Preocupa-nos ainda que a limitação no acesso a cuidados preventivos e atenção primária contribua para uma procura adicional pelos serviços de urgência (SU), que passarão a ser a única porta disponível de acesso ao SNS. Receamos também que esta medida contribua para o desenvolvimento, progressão e agravamento de situações patológicas graves e complexas, por ausência de abordagem e diagnóstico atempados. De acordo com a evidência gerada e publicada a partir do estudo de várias realidades europeias, este tipo de limitações representa um agravamento na despesa final em custos médicos e não-médicos. Por oposição, esta alteração legislativa não se baseia em números, ou evidência de que a sua aplicação possa de algum modo contribuir para resolver problemas estruturais ou de financiamento do SNS. De acordo com o relatório da Inspeção-Geral das Atividades em Saúde, menos de 1% dos episódios de urgência de 2023 foram atribuídos a estrangeiros não residentes, sem subsistema de saúde. E, nesta categoria, incluem-se os 26 milhões de turistas que visitaram Portugal nesse ano. Ou seja, o impacto dos migrantes com situação por regularizar é desprezível e não coloca em causa os serviços do SNS.
Finalmente, este Projeto de Lei colide com várias disposições previstas nos códigos deontológicos que regem as nossas profissões. No que diz respeito ao Código Deontológico Médico, o artigo 8º, relativo às Condições de Exercício, prevê que o médico não deverá aceitar “situações de interferência externa que lhe cerceiem a liberdade de fazer juízos clínicos e éticos” e o ponto 5 do Artigo 4º, relativo aos Deveres, prevê que o médico “deve prestar a sua atividade profissional sem qualquer forma de discriminação”. Neste âmbito, a serem regulamentadas e aplicadas as disposições do presente Projeto de Lei, a proteção da saúde da população visada, no âmbito da Ética e a Deontologia que regem as nossas profissões, poderá justificar ações de desobediência civil.

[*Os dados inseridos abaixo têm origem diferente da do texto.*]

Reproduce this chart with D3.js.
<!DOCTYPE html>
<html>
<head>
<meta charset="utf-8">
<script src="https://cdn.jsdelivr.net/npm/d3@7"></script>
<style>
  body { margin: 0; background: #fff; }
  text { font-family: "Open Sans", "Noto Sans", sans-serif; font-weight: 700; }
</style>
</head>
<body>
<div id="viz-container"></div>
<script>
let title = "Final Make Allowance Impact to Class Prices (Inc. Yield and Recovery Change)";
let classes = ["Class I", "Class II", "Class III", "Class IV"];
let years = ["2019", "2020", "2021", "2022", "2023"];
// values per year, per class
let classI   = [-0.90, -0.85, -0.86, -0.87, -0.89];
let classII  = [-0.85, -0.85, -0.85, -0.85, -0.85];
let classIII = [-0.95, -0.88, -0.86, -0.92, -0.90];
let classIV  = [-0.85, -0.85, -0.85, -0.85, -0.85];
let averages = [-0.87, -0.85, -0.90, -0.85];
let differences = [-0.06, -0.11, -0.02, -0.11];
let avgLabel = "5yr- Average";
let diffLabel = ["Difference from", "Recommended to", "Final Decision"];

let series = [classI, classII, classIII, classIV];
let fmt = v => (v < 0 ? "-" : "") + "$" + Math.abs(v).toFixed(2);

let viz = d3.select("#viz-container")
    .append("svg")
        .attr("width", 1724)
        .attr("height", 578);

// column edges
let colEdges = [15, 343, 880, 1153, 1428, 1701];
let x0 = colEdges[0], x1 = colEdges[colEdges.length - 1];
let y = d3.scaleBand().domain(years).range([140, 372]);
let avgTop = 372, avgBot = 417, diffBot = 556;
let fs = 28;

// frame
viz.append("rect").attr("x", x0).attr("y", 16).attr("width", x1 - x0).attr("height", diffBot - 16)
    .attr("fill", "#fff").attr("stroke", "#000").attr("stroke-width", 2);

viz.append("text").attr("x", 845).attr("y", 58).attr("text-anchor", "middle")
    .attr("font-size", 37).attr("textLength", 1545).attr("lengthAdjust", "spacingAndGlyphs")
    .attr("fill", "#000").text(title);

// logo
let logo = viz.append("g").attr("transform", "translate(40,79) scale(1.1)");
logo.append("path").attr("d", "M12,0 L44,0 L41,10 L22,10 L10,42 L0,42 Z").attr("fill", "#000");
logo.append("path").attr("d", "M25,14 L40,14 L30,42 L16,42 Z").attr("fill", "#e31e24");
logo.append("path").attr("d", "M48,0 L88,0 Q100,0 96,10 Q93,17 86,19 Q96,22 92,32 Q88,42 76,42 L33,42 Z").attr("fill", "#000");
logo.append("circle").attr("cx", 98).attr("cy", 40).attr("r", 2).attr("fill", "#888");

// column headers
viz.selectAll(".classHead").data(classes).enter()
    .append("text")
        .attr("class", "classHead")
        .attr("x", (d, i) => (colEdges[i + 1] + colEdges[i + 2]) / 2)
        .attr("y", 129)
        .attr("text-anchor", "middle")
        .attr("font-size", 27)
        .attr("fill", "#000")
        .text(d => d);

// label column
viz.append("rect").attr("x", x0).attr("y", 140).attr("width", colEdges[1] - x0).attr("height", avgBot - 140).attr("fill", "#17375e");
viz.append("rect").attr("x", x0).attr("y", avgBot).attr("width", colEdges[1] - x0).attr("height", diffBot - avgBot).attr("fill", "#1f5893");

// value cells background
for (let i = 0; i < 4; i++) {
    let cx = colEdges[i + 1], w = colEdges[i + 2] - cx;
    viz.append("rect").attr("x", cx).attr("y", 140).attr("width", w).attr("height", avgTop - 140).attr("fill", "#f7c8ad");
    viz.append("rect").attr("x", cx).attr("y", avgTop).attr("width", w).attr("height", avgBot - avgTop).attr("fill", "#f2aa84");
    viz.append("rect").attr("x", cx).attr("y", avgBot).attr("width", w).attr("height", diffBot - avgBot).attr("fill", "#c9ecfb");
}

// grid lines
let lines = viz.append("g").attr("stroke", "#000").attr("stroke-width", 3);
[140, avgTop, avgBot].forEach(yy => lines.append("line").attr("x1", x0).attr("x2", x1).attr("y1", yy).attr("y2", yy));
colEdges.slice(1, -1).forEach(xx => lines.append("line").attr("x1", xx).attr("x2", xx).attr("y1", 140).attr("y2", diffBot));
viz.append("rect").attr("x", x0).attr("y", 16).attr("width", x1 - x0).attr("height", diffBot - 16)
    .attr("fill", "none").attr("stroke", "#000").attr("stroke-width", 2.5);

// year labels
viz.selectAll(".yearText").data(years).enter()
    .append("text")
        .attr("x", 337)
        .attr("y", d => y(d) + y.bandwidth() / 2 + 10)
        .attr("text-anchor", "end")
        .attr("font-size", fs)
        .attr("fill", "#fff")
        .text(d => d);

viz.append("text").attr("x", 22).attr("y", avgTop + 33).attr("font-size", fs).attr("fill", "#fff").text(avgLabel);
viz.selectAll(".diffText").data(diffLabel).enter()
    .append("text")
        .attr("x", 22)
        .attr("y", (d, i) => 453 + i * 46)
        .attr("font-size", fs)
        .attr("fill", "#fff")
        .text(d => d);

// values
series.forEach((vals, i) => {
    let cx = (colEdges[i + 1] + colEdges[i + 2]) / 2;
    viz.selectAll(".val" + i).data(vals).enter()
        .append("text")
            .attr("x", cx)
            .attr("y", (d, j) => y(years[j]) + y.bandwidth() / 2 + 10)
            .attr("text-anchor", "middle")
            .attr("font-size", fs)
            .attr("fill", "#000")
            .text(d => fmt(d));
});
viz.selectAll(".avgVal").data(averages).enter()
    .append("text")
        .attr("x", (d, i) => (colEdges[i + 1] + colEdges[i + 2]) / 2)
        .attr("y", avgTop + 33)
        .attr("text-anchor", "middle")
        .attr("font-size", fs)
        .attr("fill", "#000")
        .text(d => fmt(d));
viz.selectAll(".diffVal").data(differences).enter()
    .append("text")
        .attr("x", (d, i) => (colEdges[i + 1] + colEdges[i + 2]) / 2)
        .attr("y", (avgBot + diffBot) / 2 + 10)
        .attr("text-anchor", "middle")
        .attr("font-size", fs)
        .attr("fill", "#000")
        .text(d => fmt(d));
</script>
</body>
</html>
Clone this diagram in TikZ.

À semelhança da posição tomada por milhares de colegas nossos que, em França, assinaram um compromisso de honra em como iriam tratar sempre os cidadãos e as cidadãs visados/as por uma iniciativa legislativa similar, entretanto abandonada, dizemos: “Utentes daqui e de outros lados, a nossa porta está aberta para todos. E assim continuará.”